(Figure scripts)
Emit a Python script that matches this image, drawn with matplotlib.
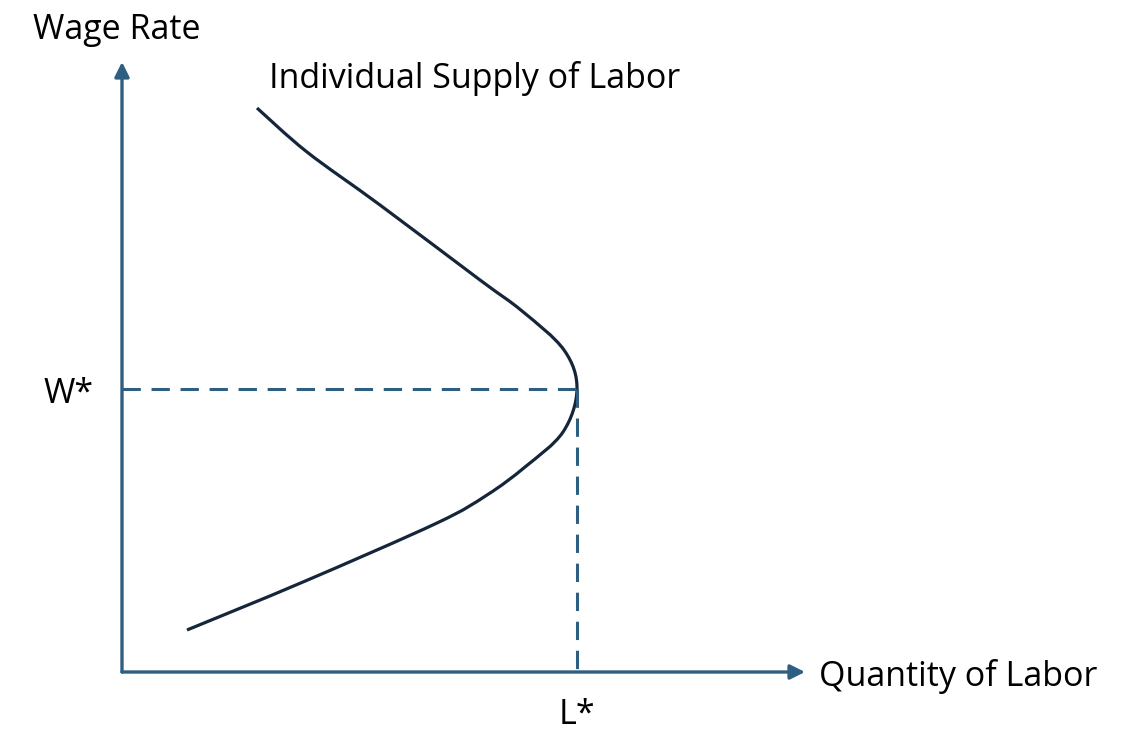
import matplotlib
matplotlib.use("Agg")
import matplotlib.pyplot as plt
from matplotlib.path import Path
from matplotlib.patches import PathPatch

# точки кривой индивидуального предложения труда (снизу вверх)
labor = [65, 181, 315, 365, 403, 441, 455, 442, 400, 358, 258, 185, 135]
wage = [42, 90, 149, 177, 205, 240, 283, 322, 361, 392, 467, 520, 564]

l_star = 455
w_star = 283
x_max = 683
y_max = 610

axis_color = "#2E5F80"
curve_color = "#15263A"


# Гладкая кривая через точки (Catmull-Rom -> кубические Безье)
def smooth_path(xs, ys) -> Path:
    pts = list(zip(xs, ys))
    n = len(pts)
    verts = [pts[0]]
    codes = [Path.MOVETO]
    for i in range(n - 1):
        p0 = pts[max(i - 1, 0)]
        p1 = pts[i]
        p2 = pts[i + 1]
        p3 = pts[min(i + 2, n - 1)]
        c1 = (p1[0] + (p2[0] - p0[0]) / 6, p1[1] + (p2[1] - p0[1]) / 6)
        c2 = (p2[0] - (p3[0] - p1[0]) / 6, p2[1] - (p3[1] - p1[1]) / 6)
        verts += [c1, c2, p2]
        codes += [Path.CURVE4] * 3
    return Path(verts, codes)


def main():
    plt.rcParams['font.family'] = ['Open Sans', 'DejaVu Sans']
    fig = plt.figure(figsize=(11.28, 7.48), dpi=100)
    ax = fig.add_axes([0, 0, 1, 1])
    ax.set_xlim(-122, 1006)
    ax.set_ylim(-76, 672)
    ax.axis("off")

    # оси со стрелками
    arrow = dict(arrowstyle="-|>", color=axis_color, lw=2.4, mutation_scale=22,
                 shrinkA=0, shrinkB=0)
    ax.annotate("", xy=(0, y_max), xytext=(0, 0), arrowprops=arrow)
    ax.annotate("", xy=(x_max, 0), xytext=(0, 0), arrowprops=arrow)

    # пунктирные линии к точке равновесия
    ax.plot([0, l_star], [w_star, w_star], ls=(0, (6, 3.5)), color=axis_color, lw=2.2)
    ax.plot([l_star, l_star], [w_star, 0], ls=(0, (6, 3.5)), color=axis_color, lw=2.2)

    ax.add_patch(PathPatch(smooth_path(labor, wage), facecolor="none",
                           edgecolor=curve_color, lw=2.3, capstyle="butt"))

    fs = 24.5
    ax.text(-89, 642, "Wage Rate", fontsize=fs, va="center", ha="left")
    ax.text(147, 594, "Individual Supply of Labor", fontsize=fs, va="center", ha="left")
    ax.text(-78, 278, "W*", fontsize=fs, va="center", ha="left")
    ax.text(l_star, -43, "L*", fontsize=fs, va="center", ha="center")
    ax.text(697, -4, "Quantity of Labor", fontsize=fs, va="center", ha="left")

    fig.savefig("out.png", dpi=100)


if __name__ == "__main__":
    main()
* * *
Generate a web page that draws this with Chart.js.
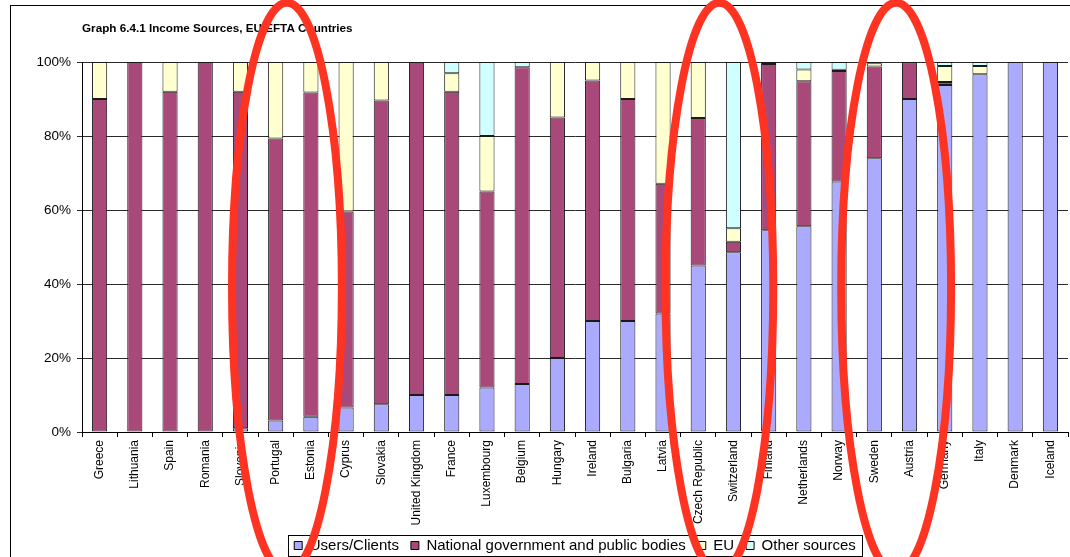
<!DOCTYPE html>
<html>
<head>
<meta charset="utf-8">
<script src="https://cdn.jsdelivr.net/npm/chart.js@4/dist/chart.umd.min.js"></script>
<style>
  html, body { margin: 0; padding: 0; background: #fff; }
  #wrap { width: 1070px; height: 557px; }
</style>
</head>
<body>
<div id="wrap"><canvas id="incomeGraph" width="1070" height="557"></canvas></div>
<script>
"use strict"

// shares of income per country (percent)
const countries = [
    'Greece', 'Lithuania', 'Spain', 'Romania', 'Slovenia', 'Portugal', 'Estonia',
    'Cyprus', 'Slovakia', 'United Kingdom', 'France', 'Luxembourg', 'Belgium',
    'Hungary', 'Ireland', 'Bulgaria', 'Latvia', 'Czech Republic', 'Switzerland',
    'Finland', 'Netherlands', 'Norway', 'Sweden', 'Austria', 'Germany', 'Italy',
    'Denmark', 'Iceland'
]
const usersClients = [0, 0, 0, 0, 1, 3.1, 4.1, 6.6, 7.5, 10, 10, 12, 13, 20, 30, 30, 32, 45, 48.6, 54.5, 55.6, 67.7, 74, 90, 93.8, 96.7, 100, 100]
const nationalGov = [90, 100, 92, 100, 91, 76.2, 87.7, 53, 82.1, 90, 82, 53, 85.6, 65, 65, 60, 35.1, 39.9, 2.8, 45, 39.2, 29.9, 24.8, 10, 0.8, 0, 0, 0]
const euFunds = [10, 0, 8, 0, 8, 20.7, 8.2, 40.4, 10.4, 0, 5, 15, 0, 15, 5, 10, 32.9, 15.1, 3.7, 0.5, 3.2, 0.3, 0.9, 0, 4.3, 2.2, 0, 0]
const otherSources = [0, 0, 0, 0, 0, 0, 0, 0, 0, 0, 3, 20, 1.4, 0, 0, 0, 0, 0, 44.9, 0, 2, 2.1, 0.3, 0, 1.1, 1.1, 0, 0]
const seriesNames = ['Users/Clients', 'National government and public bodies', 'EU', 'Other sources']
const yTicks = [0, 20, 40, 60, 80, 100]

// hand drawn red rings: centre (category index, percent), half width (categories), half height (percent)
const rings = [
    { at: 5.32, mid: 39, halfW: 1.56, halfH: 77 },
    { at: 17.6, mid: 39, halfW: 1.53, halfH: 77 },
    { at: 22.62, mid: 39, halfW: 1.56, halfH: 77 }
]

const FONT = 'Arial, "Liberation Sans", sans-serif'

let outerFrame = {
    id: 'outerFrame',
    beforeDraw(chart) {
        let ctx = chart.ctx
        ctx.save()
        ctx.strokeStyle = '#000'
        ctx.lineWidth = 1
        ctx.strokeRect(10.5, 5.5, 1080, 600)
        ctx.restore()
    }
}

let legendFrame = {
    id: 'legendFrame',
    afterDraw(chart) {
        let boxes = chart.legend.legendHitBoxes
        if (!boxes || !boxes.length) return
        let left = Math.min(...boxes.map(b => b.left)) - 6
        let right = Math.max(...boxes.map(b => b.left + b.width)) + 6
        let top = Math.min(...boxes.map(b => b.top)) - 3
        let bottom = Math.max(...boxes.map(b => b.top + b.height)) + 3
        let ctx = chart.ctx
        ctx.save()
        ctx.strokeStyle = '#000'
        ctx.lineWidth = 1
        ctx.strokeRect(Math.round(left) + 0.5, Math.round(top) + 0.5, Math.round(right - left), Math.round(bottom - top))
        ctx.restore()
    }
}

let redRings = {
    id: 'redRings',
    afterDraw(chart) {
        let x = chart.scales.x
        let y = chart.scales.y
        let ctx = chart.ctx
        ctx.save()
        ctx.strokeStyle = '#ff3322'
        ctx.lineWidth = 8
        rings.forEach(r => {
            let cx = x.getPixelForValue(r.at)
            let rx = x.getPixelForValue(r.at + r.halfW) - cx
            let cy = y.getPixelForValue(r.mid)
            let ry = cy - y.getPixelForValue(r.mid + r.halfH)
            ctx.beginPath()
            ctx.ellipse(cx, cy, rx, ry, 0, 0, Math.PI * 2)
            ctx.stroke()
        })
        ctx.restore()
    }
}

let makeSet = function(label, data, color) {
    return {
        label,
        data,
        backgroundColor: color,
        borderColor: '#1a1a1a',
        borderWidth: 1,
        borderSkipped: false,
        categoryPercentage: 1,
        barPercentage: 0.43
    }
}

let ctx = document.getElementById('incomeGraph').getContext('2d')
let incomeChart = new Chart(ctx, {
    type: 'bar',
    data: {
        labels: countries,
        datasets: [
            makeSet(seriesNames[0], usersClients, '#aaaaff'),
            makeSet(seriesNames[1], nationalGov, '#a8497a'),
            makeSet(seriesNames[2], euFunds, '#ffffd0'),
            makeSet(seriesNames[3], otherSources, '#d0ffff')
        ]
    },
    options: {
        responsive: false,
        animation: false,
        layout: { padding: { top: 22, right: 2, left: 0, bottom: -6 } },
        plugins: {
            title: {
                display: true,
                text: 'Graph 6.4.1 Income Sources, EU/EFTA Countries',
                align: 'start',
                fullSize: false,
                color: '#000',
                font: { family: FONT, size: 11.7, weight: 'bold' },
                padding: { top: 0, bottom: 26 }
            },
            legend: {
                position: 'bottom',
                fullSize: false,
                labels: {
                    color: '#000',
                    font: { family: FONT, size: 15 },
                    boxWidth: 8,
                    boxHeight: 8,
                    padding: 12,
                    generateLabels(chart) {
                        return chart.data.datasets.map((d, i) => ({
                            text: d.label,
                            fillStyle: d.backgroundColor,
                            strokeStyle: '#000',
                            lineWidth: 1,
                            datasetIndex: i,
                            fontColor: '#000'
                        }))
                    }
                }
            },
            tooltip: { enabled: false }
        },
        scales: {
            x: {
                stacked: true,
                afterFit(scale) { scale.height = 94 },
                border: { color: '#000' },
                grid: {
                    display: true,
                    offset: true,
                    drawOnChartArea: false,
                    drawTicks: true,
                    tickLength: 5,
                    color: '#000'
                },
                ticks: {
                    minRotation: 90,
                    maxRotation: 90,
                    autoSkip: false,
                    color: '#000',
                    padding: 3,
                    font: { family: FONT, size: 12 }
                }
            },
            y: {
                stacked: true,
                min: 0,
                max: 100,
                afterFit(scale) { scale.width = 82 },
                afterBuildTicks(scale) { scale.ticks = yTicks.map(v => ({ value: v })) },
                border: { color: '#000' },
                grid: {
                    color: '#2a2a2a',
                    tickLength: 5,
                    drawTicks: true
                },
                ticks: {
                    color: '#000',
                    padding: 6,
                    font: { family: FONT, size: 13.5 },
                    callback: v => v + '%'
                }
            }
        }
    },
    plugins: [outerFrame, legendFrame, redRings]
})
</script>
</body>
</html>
...
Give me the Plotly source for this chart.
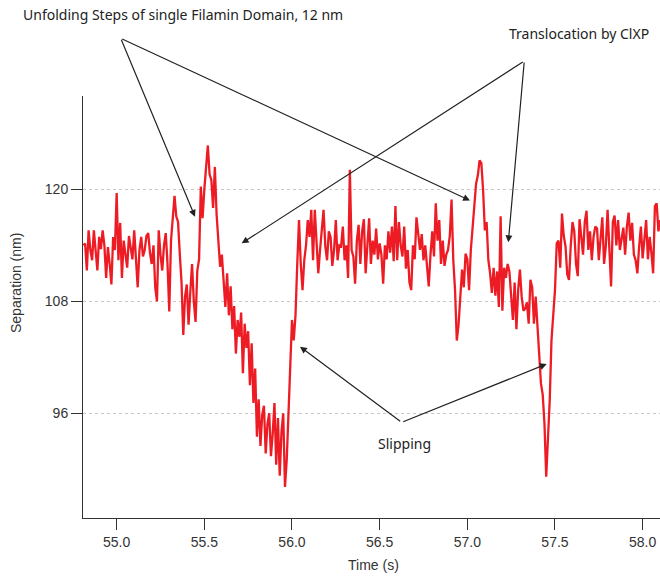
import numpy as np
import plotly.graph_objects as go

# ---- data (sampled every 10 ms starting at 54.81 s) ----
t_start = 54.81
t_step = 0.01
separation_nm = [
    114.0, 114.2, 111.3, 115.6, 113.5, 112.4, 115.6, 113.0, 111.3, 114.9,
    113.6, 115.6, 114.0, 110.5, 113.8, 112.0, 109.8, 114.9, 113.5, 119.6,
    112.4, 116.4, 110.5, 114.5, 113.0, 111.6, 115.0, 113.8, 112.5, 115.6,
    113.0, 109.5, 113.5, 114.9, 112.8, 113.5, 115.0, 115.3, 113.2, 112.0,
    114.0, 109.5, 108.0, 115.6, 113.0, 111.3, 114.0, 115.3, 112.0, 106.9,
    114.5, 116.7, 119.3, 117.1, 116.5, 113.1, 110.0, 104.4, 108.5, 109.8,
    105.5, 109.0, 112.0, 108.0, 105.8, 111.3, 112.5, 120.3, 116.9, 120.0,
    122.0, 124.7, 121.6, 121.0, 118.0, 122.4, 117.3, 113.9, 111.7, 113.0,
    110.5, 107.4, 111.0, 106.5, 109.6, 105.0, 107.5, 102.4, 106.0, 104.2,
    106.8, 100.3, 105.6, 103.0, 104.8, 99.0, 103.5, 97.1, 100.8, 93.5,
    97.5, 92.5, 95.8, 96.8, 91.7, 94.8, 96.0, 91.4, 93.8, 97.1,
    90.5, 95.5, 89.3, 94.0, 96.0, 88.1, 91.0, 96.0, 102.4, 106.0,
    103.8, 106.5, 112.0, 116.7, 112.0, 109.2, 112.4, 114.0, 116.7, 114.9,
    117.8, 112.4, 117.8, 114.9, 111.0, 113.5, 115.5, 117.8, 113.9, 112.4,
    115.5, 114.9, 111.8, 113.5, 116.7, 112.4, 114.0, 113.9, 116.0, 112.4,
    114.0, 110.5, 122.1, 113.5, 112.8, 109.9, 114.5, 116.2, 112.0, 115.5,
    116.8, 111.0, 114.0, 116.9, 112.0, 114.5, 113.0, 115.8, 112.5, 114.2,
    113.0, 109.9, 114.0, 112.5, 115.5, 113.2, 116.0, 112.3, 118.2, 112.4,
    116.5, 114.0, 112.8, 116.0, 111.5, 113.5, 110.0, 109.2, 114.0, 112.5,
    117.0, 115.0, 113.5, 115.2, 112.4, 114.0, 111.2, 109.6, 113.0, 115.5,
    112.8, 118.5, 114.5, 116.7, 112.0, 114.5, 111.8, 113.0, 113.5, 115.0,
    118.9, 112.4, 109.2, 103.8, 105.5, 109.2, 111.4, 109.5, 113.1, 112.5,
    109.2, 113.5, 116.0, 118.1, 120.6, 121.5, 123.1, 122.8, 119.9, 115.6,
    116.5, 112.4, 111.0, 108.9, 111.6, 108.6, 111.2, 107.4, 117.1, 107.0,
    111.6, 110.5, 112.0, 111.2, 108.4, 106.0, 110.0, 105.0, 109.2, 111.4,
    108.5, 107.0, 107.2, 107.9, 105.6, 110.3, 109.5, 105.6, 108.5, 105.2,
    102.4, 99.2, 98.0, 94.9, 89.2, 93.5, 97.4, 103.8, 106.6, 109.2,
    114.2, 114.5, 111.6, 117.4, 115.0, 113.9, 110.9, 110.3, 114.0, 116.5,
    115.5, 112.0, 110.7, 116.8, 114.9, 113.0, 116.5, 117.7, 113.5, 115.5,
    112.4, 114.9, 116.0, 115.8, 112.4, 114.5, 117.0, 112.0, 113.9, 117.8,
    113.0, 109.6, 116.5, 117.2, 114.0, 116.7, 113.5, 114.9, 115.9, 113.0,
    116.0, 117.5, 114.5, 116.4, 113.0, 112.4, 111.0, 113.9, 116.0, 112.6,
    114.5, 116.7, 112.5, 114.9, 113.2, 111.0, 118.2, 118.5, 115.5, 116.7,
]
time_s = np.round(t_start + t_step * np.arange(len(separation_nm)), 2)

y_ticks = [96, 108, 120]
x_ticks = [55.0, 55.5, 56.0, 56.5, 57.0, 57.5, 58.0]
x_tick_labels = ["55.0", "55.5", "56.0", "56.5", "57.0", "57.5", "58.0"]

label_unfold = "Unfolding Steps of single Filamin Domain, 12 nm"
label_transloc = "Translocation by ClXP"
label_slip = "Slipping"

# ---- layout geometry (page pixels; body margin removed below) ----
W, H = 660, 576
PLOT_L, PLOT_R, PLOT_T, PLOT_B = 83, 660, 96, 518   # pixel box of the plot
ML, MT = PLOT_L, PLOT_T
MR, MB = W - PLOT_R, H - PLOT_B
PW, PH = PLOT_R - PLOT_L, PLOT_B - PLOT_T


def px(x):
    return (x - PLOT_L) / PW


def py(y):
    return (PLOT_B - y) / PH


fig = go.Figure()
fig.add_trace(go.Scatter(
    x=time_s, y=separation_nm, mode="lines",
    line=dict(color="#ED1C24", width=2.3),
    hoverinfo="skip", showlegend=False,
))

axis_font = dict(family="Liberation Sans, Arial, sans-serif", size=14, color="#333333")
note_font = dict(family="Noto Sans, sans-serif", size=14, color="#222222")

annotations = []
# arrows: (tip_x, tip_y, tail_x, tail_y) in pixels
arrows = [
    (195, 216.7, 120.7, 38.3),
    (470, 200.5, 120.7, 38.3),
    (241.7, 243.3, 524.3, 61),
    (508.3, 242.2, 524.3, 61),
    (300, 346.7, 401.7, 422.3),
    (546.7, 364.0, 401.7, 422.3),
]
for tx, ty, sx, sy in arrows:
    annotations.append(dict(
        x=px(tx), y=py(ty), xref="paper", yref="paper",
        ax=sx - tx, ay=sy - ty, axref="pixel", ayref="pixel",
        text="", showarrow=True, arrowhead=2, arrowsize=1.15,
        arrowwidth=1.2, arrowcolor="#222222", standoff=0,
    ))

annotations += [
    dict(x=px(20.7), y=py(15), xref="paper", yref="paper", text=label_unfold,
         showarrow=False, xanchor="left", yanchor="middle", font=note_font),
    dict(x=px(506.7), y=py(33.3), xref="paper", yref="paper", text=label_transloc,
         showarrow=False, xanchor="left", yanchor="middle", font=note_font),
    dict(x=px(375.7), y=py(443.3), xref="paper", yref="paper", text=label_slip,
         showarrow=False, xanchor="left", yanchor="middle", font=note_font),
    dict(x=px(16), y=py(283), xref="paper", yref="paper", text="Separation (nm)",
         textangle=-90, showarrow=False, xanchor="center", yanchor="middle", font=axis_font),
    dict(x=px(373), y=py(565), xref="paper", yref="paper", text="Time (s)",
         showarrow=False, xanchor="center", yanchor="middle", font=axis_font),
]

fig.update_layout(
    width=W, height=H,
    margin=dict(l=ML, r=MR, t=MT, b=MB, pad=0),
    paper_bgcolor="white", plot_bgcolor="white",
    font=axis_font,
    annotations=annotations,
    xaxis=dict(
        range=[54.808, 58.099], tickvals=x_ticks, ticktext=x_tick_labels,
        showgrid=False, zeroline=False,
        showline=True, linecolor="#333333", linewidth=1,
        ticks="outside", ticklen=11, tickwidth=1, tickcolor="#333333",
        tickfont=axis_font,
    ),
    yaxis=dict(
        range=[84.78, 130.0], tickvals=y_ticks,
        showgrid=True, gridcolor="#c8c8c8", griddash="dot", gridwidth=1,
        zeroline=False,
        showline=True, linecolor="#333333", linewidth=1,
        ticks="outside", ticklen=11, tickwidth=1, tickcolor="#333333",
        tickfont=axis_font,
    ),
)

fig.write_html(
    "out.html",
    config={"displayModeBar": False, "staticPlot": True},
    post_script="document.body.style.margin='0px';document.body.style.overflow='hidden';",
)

PROBLEM TO SOLVE: Reproduce every line of the listing above in which the string "page" appears.

ANSWER FOR THE TASK:
Generate a web page that draws this with Chart.js.
# ---- layout geometry (page pixels; body margin removed below) ----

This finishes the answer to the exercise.